7 February 2012

AMAZING Pasta Sauce

Tonight for dinner, I made a variation of the Spaghetti with Vodka Cream Sauce that I made earlier in the blog.  Having cream that needed using, and feeling somewhat confident having made the basic recipe a couple of times, I decided to try and play around a little bit.  The result?

THE MOST AMAZING PASTA EVER!

Ok, so I'm not being terribly modest, but hell.  That was some damn good pasta!  I don't think I'll EVER make the basic Vodka Cream Sauce again!  I'm going to do it this new way from now on, because it was so good.  It was terribly refreshing, not heavy sitting in your stomach, and it's vegetarian (which is a bonus - cheap, and you don't need meat at every meal - sometimes it's nice to have a change up... after all, we are omnivores!).  
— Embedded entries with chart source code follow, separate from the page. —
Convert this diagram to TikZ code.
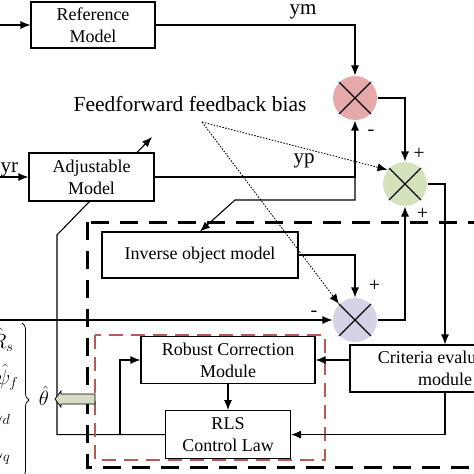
\documentclass[tikz,border=0pt]{standalone}
\usepackage{fontspec}
\setmainfont{Liberation Serif}
\usepackage{amsmath}
\usetikzlibrary{arrows.meta, backgrounds, calc, decorations.pathreplacing, positioning}
\tikzset{> = { Latex[length = 10pt, width = 8pt] }}

\definecolor{sumred}{HTML}{E6A9A9}
\definecolor{sumgreen}{HTML}{D5E3BD}
\definecolor{sumpurple}{HTML}{D6D1E4}
\definecolor{thetafill}{HTML}{D7DDC5}
\definecolor{dashred}{HTML}{B65A55}

\begin{document}
\begin{tikzpicture}[x = 1pt, y = -1pt, line width = 1.1pt,
		block/.style = { draw, fill = white, align = center, inner sep = 2pt, font = \fontsize{18}{22}\selectfont },
		sum/.style = { circle, minimum size = 44pt, inner sep = 0pt },
		sign/.style = { font = \fontsize{20}{22}\selectfont, inner sep = 0pt },
		lbl/.style = { font = \fontsize{21}{22}\selectfont, inner sep = 0pt },
		sym/.style = { font = \fontsize{22}{22}\selectfont, inner sep = 0pt },
		bigdash/.style = { line width = 3pt, dash pattern = on 18pt off 11pt },
		reddash/.style = { draw = dashred, line width = 1.1pt, dash pattern = on 14pt off 8pt },
		hint/.style = { ->, line width = 0.9pt, dash pattern = on 1.5pt off 1.5pt }]
		\useasboundingbox (0,0) rectangle (474,474);
		\clip (0,0) rectangle (474,474);

		\draw [bigdash] (87,222) rectangle (520,467);
		\draw [reddash] (95,335) rectangle (325,460);

		\node [block, minimum width = 124pt, minimum height = 46pt] (refm) at (93,25) {Reference\\Model};
		\node [block, minimum width = 125pt, minimum height = 48pt] (adjm) at (91.5,177) {Adjustable\\Model};
		\node [block, minimum width = 196pt, minimum height = 46pt] (invm) at (200,255) {Inverse object model};
		\node [block, minimum width = 174pt, minimum height = 47pt] (rcm) at (228,360) {Robust Correction\\Module};
		\node [block, minimum width = 125pt, minimum height = 48pt, below = 26pt of rcm] (rls) {RLS\\Control Law};
		\node [block, minimum width = 190pt, minimum height = 47pt] (crit) at (445,368.5) {Criteria evaluation\\module};

		\node [sum, fill = sumred]    (sumr) at (355,98) {};
		\node [sum, fill = sumgreen]  (sumg) at (405,184) {};
		\node [sum, fill = sumpurple] (sump) at (355,320) {};
		\foreach \s in {sumr, sumg, sump}
			\draw (\s.north west) -- (\s.south east) (\s.north east) -- (\s.south west);

		\coordinate (refin) at (0,25);
		\coordinate (adjin) at (0,177);
		\coordinate (estin) at (0,320);
		\coordinate (ypbend) at (235,200);
		\coordinate (adjfoot) at (57,235);
		\coordinate (adjtip) at (152,137);
		\coordinate (rcmbranch) at (120,433.5);
		\coordinate (fb) at (202,122);

		\draw [->] (refin) -- (refm);
		\draw [->] (adjin) -- (adjm);
		\node [lbl, anchor = base west] (yr) at (0,172) {yr};

		\draw [->] (refm.east) -| node [lbl, pos = 0.37, above = 5pt] {ym} (sumr.north);
		\draw [->] (adjm.east) -| node [lbl, pos = 0.373, above = 8pt] {yp} (sumr.south);
		\draw [->] (sumr.south |- adjm.east) -- ++(0,23) -- (ypbend) -- (invm.north);

		\draw [->] (sumr.east) -| (sumg.north);
		\draw [->] (sump.east) -| (sumg.south);
		\draw [->] (sumg.east) -| (crit.north);
		\draw [->] (invm.east) -| (sump.north);
		\draw [->] (estin) -- (sump.west);

		\node [sign] (mr) at (371,133) {-};
		\node [sign] (pg1) at (419,154) {+};
		\node [sign] (pg2) at (422.5,214) {+};
		\node [sign] (pp1) at (374.5,285.5) {+};
		\node [sign] (mp) at (314,314) {-};

		\draw [->] (crit.west |- rcm.east) -- (rcm.east);
		\draw [->] (crit.south) |- (rls.east);
		\draw [->] (rcm.south) -- (rls.north);

		\begin{scope}[on background layer]
			\draw [->, line width = 1.1pt] (rls.west) -| (adjfoot) -- (adjtip);
		\end{scope}
		\draw [->] (rcmbranch) |- (rcm.west);

		% estimated parameters
		\draw [fill = thetafill, line width = 0.8pt] (95,394) -- (61,394) -- (61,391) -- (55,399) -- (61,407) -- (61,404) -- (95,404) -- cycle;
		\node [sym] (theta) at (44,396) {$\hat{\theta}$};
		\draw [decorate, decoration = {brace, amplitude = 7pt}, line width = 0.8pt] (22,323) -- (22,477);
		\node [sym, anchor = base east] (rs) at (14,348) {$\hat{R}_s$};
		\node [sym, anchor = base east] (psif) at (19,384) {$\hat{\psi}_f$};
		\node [sym, anchor = base east] (ld) at (11,421) {$\hat{L}_d$};
		\node [sym, anchor = base east] (lq) at (11,458) {$\hat{L}_q$};

		\node [font = \fontsize{21.5}{24}\selectfont, anchor = base] (ffb) at (190,111) {Feedforward feedback bias};
		\draw [hint] (fb) -- (sumg.141);
		\draw [hint] (fb) -- (sump.north west);
	\end{tikzpicture}
\end{document}
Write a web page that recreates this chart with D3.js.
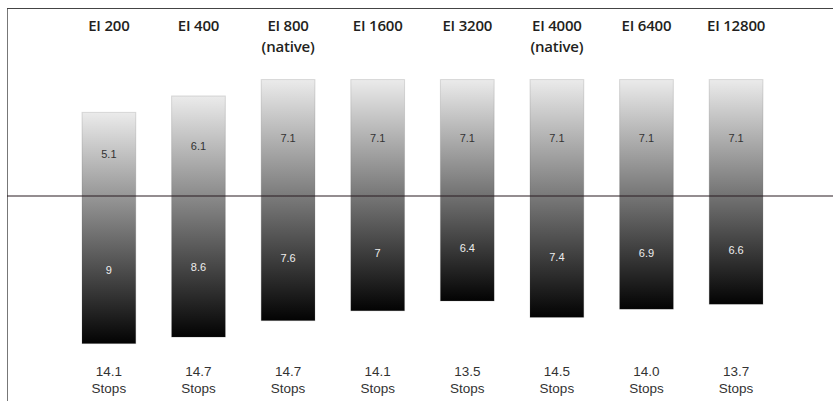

Another good thing is that it has lots of vegetables in it, but you barely even notice!

INGREDIENTS
dry pasta (enough for 4 - 5 + serves), cooked al dente, drained, kept warm - I used penne tonight!

2 tbsp oil
2 medium onions, diced
1 & 1/2 tsp salt, divided
a pinch of dried chilli powder (to taste - but be frugal, trust me)
1 generous teaspoon of crushed garlic
1 cup vodka
1/2 cup vegetable or chicken stock (I made it quite strong for extra flavour)
1 can diced tomatoes
1 can whole tomatoes
1/2 cup cream

diced capsicum (bell peppers)
1 medium carrot, grated
cherry tomatoes, halved
mushrooms (optional - I fried these on the side in a bit of butter for my Dad to add to his sauce - I personally don't like mushrooms)

1/2 teaspoon dried basil
1/2 teaspoon dried oregano
1/2 teaspoon garlic salt

2 tbsp cornflour mixed in 2 tbsp cold water to thicken (if necessary, add at the end)

shaved or grated parmesan cheese, for on top!

METHOD
  • Heat oil, add onion and sauté until tender.
  • Add 1/2 teaspoon salt, chilli, and garlic; sauté 1 minute.
  • Add vodka (when cooking with alcohol, there is always the chance of it catching on fire, so be very careful); bring to a boil
  • Reduce heat, and simmer 3 minutes or until liquid is reduced by about half
  • Stir in 1 tsp salt, stock, and cans of tomatoes (you may want to smoosh the whole tomatoes up a bit as it simmers); bring to a boil
  • Add diced capsicum, grated carrot and halved cherry tomatoes.  Season with dried basil, oregano and garlic salt.
  • Reduce heat, and simmer 15 minutes, tasting the sauce and adjusting seasoning if necessary
  • Mix in cream, stirring constantly while cooking for another 2 minutes
  • If the sauce is a little thin, mix the cornflour and water and add to the sauce, simmering for a few more minutes while stirring constantly
  • Serve immediately on al dente pasta, with cheese to garnish.
It smelled and looked so good, I wanted to eat ASAP and I forgot to take a picture on the bench... hence why you can see my legs haha!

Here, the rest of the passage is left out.